- [Problem statement]:
Reproduce word for word the lines from the beginning of the entries to the line with "24645, 24628.4, 24625.7];", both included, but none of the pictures.

- [Records shown]:
######
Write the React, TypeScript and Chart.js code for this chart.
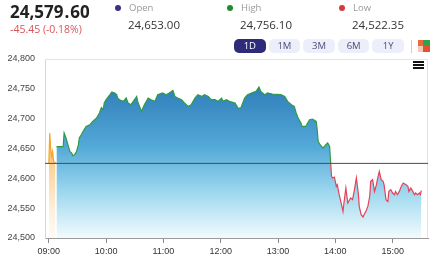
import React, { useEffect, useRef } from 'react';
import { Chart, registerables } from 'chart.js';

Chart.register(...registerables);

// ---- data ----
const preOpenTimes = ['09:00', '09:01', '09:02', '09:03', '09:04', '09:05', '09:07'];
const preOpenValues = [24625.7, 24676, 24648, 24636.8, 24645, 24628.4, 24625.7];

const sessionTimes = [
  '09:08', '09:15', '09:16', '09:18', '09:20', '09:22', '09:24', '09:25', '09:27', '09:29',
  '09:31', '09:32', '09:34', '09:36', '09:39', '09:43', '09:46', '09:50', '09:53', '09:55',
  '09:57', '09:58', '10:00', '10:04', '10:06', '10:09', '10:11', '10:12', '10:14', '10:18',
  '10:21', '10:23', '10:26', '10:32', '10:33', '10:37', '10:40', '10:44', '10:47', '10:51',
  '10:54', '10:59', '11:03', '11:06', '11:10', '11:12', '11:15', '11:19', '11:22', '11:26',
  '11:29', '11:33', '11:36', '11:40', '11:43', '11:47', '11:50', '11:54', '11:57', '12:01',
  '12:02', '12:06', '12:09', '12:15', '12:18', '12:21', '12:25', '12:28', '12:34', '12:37',
  '12:40', '12:42', '12:46', '12:49', '12:54', '13:03', '13:07', '13:10', '13:14', '13:17',
  '13:19', '13:21', '13:24', '13:25', '13:29', '13:31', '13:33', '13:36', '13:40', '13:41',
  '13:42', '13:44', '13:47', '13:50', '13:52', '13:54', '13:55', '13:56', '13:57', '13:59',
  '14:01', '14:02', '14:04', '14:06', '14:08', '14:09', '14:11', '14:13', '14:15', '14:16',
  '14:18', '14:20', '14:22', '14:24', '14:25', '14:27', '14:29', '14:30', '14:32', '14:34',
  '14:36', '14:37', '14:39', '14:41', '14:43', '14:44', '14:46', '14:48', '14:50', '14:51',
  '14:53', '14:55', '14:56', '14:58', '15:00', '15:02', '15:03', '15:05', '15:07', '15:09',
  '15:11', '15:14', '15:16', '15:17', '15:19', '15:21', '15:23', '15:24', '15:26', '15:28',
  '15:29', '15:30',
];
const sessionValues = [
  24653, 24653, 24676, 24667.6, 24656.4, 24645.1, 24642.4, 24637.9, 24639.6, 24645,
  24656.4, 24668, 24673, 24678.7, 24687, 24689.9, 24695.4, 24701, 24709.5, 24718.4,
  24715, 24726.3, 24731.8, 24740.2, 24744.7, 24743, 24740.2, 24734.6, 24731.8, 24729,
  24734.6, 24726.3, 24723.4, 24737.3, 24729, 24712.2, 24723.4, 24734.6, 24731.8, 24729,
  24740.2, 24743, 24740.2, 24743, 24747.4, 24737.3, 24734.6, 24731.8, 24726.3, 24720.6,
  24723.4, 24734.6, 24740.2, 24737.3, 24740.2, 24737.3, 24731.8, 24731.8, 24729, 24734.6,
  24729, 24731.8, 24729, 24726.3, 24717.9, 24717.9, 24734.6, 24740.2, 24744, 24745.7,
  24753, 24745.7, 24740.2, 24743, 24741.3, 24740.2, 24737.3, 24729, 24723.4, 24720.6,
  24709.5, 24701.1, 24692.7, 24687, 24687, 24692.7, 24698.3, 24699.4, 24695.4, 24681.5,
  24661.9, 24656.4, 24650.8, 24656.4, 24659.2, 24653.5, 24628.4, 24603.2, 24600.6, 24602.2,
  24586.5, 24589.3, 24572.6, 24558.7, 24544.6, 24558.7, 24583.8, 24558.7, 24564.2, 24567,
  24564.2, 24581, 24600.6, 24575.4, 24553, 24539, 24535.2, 24539, 24544.6, 24553,
  24569.7, 24594.9, 24597.7, 24578.1, 24589.3, 24597.7, 24611.6, 24597.7, 24594.9, 24589.3,
  24564.2, 24561.3, 24578.1, 24581, 24575.4, 24572.6, 24578.1, 24572.6, 24578.1, 24586.5,
  24592.2, 24589.3, 24586.5, 24578.1, 24583.8, 24578.1, 24572.6, 24575.4, 24572.6, 24575.4,
  24572.6, 24579.6,
];

const previousClose = 24625.05;
const xTickLabels = ['09:00', '10:00', '11:00', '12:00', '13:00', '14:00', '15:00'];
const yTickValues = [24500, 24550, 24600, 24650, 24700, 24750, 24800];
const xRange = ['08:56', '15:37'];

const stats = [
  { label: 'Open', value: '24,653.00', dot: '#3b2f80', left: 115 },
  { label: 'High', value: '24,756.10', dot: '#1f8a2f', left: 227 },
  { label: 'Low', value: '24,522.35', dot: '#d63a3a', left: 339 },
];
const ranges = ['1D', '1M', '3M', '6M', '1Y'];

// ---- helpers ----
const toMin = (s: string) => {
  const [h, m] = s.split(':').map(Number);
  return h * 60 + m;
};
const fmtMin = (v: number) =>
  `${String(Math.floor(v / 60)).padStart(2, '0')}:${String(Math.round(v % 60)).padStart(2, '0')}`;

const FONT = "'Open Sans', sans-serif";
const AXIS_FONT = "'Liberation Sans', Arial, sans-serif";

export default function App() {
  const ref = useRef<HTMLCanvasElement>(null);

  useEffect(() => {
    if (!ref.current) return;
    const xMin = toMin(xRange[0]);
    const xMax = toMin(xRange[1]);

    const lineGrad = (chart: any, above: string, below: string) => {
      const area = chart.chartArea;
      if (!area) return above;
      const y = chart.scales.y.getPixelForValue(previousClose);
      const r = Math.min(1, Math.max(0, (y - area.top) / (area.bottom - area.top)));
      const g = chart.ctx.createLinearGradient(0, area.top, 0, area.bottom);
      g.addColorStop(0, above);
      g.addColorStop(r, above);
      g.addColorStop(r, below);
      g.addColorStop(1, below);
      return g;
    };
    const fillGrad = (chart: any, stops: [number, string][], topValue: number) => {
      const area = chart.chartArea;
      if (!area) return stops[0][1];
      const top = chart.scales.y.getPixelForValue(topValue);
      const g = chart.ctx.createLinearGradient(0, top, 0, area.bottom);
      stops.forEach(([o, c]) => g.addColorStop(o, c));
      return g;
    };

    const framePlugin = {
      id: 'frame',
      beforeDatasetsDraw(chart: any) {
        const { ctx, chartArea: a } = chart;
        ctx.save();
        ctx.strokeStyle = '#e4e4e4';
        ctx.lineWidth = 1;
        ctx.beginPath();
        ctx.moveTo(a.left, a.top + 0.5);
        ctx.lineTo(a.right, a.top + 0.5);
        ctx.moveTo(a.right - 0.5, a.top);
        ctx.lineTo(a.right - 0.5, a.bottom);
        ctx.stroke();
        ctx.restore();
      },
    };

    const chart = new Chart(ref.current, {
      type: 'line',
      data: {
        datasets: [
          {
            data: [
              { x: xMin, y: previousClose },
              { x: xMax, y: previousClose },
            ],
            borderColor: '#4a4a4a',
            borderWidth: 1,
            pointRadius: 0,
            fill: false,
            order: 0,
          },
          {
            data: sessionTimes.map((t, i) => ({ x: toMin(t), y: sessionValues[i] })),
            borderColor: (c: any) => lineGrad(c.chart, '#2f9a45', '#e4425a'),
            backgroundColor: (c: any) =>
              fillGrad(
                c.chart,
                [
                  [0, '#2f7db9'],
                  [0.4, '#53a9d8'],
                  [0.7, '#9dd8ef'],
                  [1, '#f2fbfd'],
                ],
                24755,
              ),
            borderWidth: 1.2,
            pointRadius: 0,
            fill: 'start',
            tension: 0,
            order: 1,
          },
          {
            data: preOpenTimes.map((t, i) => ({ x: toMin(t), y: preOpenValues[i] })),
            borderColor: '#f3a72a',
            backgroundColor: (c: any) =>
              fillGrad(
                c.chart,
                [
                  [0, 'rgba(246,178,70,0.95)'],
                  [0.5, 'rgba(250,210,150,0.7)'],
                  [1, 'rgba(255,240,225,0.3)'],
                ],
                24676,
              ),
            borderWidth: 1.2,
            pointRadius: 0,
            fill: 'start',
            tension: 0,
            order: 2,
          },
        ],
      },
      options: {
        animation: false,
        responsive: false,
        devicePixelRatio: 1,
        layout: { padding: { top: 59, right: 17, left: 0, bottom: 0 } },
        plugins: { legend: { display: false }, tooltip: { enabled: false } },
        scales: {
          x: {
            type: 'linear',
            min: xMin,
            max: xMax,
            afterBuildTicks: (s: any) => {
              s.ticks = xTickLabels.map((l) => ({ value: toMin(l) }));
            },
            afterFit: (s: any) => {
              s.height = 23;
            },
            grid: {
              display: true,
              drawOnChartArea: false,
              drawTicks: true,
              tickLength: 5,
              color: '#8a8a8a',
            },
            border: { display: true, color: '#9a9a9a' },
            ticks: {
              padding: 3,
              maxRotation: 0,
              autoSkip: false,
              color: '#333',
              font: { family: AXIS_FONT, size: 9 },
              callback: (v: any) => fmtMin(Number(v)),
            },
          },
          y: {
            min: yTickValues[0],
            max: yTickValues[yTickValues.length - 1],
            afterBuildTicks: (s: any) => {
              s.ticks = yTickValues.map((v) => ({ value: v }));
            },
            afterFit: (s: any) => {
              s.width = 45;
            },
            grid: { display: false, drawTicks: false },
            border: { display: true, color: '#d6d6d6' },
            ticks: {
              padding: 10,
              color: '#444',
              font: { family: AXIS_FONT, size: 9 },
              callback: (v: any) => Number(v).toLocaleString('en-US'),
            },
          },
        },
      },
      plugins: [framePlugin],
    } as any);

    return () => chart.destroy();
  }, []);

  return (
    <div
      style={{
        position: 'absolute',
        left: 0,
        top: 0,
        width: 445,
        height: 261,
        background: '#fff',
        overflow: 'hidden',
        fontFamily: FONT,
      }}
    >
      <canvas
        ref={ref}
        width={445}
        height={261}
        style={{ position: 'absolute', left: 0, top: 0, width: 445, height: 261 }}
      />
      <div
        style={{
          position: 'absolute',
          left: 10,
          top: 3,
          fontSize: 17,
          lineHeight: '17px',
          fontWeight: 700,
          color: '#222',
          whiteSpace: 'nowrap',
        }}
      >
        24,579<span style={{ margin: '0 1px' }}>.</span>60
      </div>
      <div
        style={{
          position: 'absolute',
          left: 10,
          top: 24,
          fontSize: 10.5,
          lineHeight: '10.5px',
          color: '#d9555a',
          whiteSpace: 'nowrap',
        }}
      >
        -45.45 (-0.18%)
      </div>
      {stats.map((s) => (
        <React.Fragment key={s.label}>
          <div
            style={{
              position: 'absolute',
              left: s.left,
              top: 5,
              width: 6,
              height: 6,
              borderRadius: 3,
              background: s.dot,
            }}
          />
          <div
            style={{
              position: 'absolute',
              left: s.left + 14,
              top: 3,
              fontSize: 9.5,
              lineHeight: '9.5px',
              color: '#999',
              whiteSpace: 'nowrap',
            }}
          >
            {s.label}
          </div>
          <div
            style={{
              position: 'absolute',
              left: s.left + 13,
              top: 18.7,
              fontSize: 11.5,
              lineHeight: '11.5px',
              color: '#333',
              whiteSpace: 'nowrap',
            }}
          >
            {s.value}
          </div>
        </React.Fragment>
      ))}
      {ranges.map((r, i) => (
        <div
          key={r}
          style={{
            position: 'absolute',
            left: 234 + i * 34.6,
            top: 39,
            width: 31.7,
            height: 14,
            borderRadius: 5,
            background: i === 0 ? '#2e2b7b' : '#eceefa',
            color: i === 0 ? '#fff' : '#4a4d78',
            fontSize: 9.5,
            lineHeight: '14px',
            textAlign: 'center',
          }}
        >
          {r}
        </div>
      ))}
      <div style={{ position: 'absolute', left: 411, top: 40, width: 1, height: 13, background: '#cfcfcf' }} />
      <div style={{ position: 'absolute', left: 418, top: 40, width: 12, height: 12 }}>
        <div style={{ position: 'absolute', left: 0, top: 0, width: 5, height: 6, background: '#e86a3a' }} />
        <div style={{ position: 'absolute', left: 5, top: 0, width: 7, height: 6, background: '#2fa24a' }} />
        <div style={{ position: 'absolute', left: 0, top: 6, width: 5, height: 6, background: '#f6c9b6' }} />
        <div style={{ position: 'absolute', left: 5, top: 6, width: 7, height: 6, background: '#e5502f' }} />
      </div>
      {[61, 64, 67].map((t) => (
        <div key={t} style={{ position: 'absolute', left: 413, top: t, width: 11, height: 2, background: '#111' }} />
      ))}
    </div>
  );
}
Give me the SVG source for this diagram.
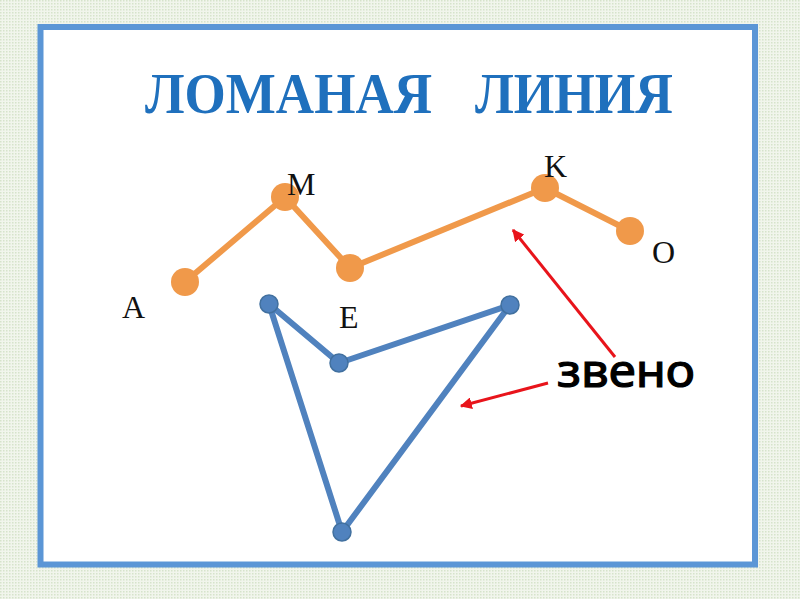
<svg xmlns="http://www.w3.org/2000/svg" width="800" height="599" viewBox="0 0 800 599">
<defs>
<pattern id="tex" width="3" height="3" patternUnits="userSpaceOnUse">
<rect width="3" height="3" fill="#f1f5ec"/>
<rect x="0" y="0" width="1.5" height="1.5" fill="#d6e3cb"/>
</pattern>
<marker id="ah" viewBox="0 0 10 10" refX="9" refY="5" markerWidth="4" markerHeight="4" orient="auto" markerUnits="strokeWidth">
<path d="M0,0 L10,5 L0,10 z" fill="#e8141b"/>
</marker>
<style>
.lbl{font-family:"Liberation Serif","DejaVu Serif",serif;font-size:32px;fill:#111}
.or{stroke:#f0994a;stroke-width:6;fill:none;stroke-linejoin:round}
.orp{fill:#f0994a}
.bl{stroke:#5082be;stroke-width:6;fill:none;stroke-linejoin:round}
.blp{fill:#5082be;stroke:#41709f;stroke-width:1.5}
.red{stroke:#e8141b;stroke-width:3;fill:none;marker-end:url(#ah)}
</style>
</defs>
<rect width="800" height="599" fill="url(#tex)"/>
<rect x="40.5" y="27" width="714.5" height="537.5" fill="#ffffff" stroke="#5b96d6" stroke-width="6"/>
<text font-family="Liberation Serif,serif" font-weight="bold" font-size="57" fill="#1f70bd" y="113"><tspan x="145" textLength="287" lengthAdjust="spacingAndGlyphs">ЛОМАНАЯ</tspan> <tspan x="475" textLength="198" lengthAdjust="spacingAndGlyphs">ЛИНИЯ</tspan></text>
<g id="connectors">
<polyline class="or" points="185,282 285,197 350,268 545,188 630,231"/>
<polygon class="bl" points="269,304 339,363 510,305 342,532"/>
<line class="red" x1="615" y1="357" x2="513" y2="230"/>
<line class="red" x1="548" y1="383" x2="461" y2="406"/>
</g>
<g id="node-A"><circle class="orp" cx="185" cy="282" r="14"/><text class="lbl" x="122" y="318">A</text></g>
<g id="node-M"><circle class="orp" cx="285" cy="197" r="14"/><text class="lbl" x="287" y="195">M</text></g>
<g id="node-E1"><circle class="orp" cx="350" cy="268" r="14"/></g>
<g id="node-K"><circle class="orp" cx="545" cy="188" r="14"/><text class="lbl" x="544" y="177">K</text></g>
<g id="node-O"><circle class="orp" cx="630" cy="231" r="14"/><text class="lbl" x="652" y="263">O</text></g>
<g id="node-b1"><circle class="blp" cx="269" cy="304" r="9"/></g>
<g id="node-b2"><circle class="blp" cx="339" cy="363" r="9"/><text class="lbl" x="339" y="328">E</text></g>
<g id="node-b3"><circle class="blp" cx="510" cy="305" r="9"/></g>
<g id="node-b4"><circle class="blp" cx="342" cy="532" r="9"/></g>
<g id="label-zveno"><text x="557" y="387" font-family="Noto Sans,Open Sans,sans-serif" font-size="46" fill="#000" stroke="#000" stroke-width="1.2" textLength="138" lengthAdjust="spacingAndGlyphs">звено</text></g>
</svg>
######
- [Answer]:
Write the React, TypeScript and Chart.js code for this chart.
import React, { useEffect, useRef } from 'react';
import { Chart, registerables } from 'chart.js';

Chart.register(...registerables);

// ---- data ----
const preOpenTimes = ['09:00', '09:01', '09:02', '09:03', '09:04', '09:05', '09:07'];
const preOpenValues = [24625.7, 24676, 24648, 24636.8, 24645, 24628.4, 24625.7];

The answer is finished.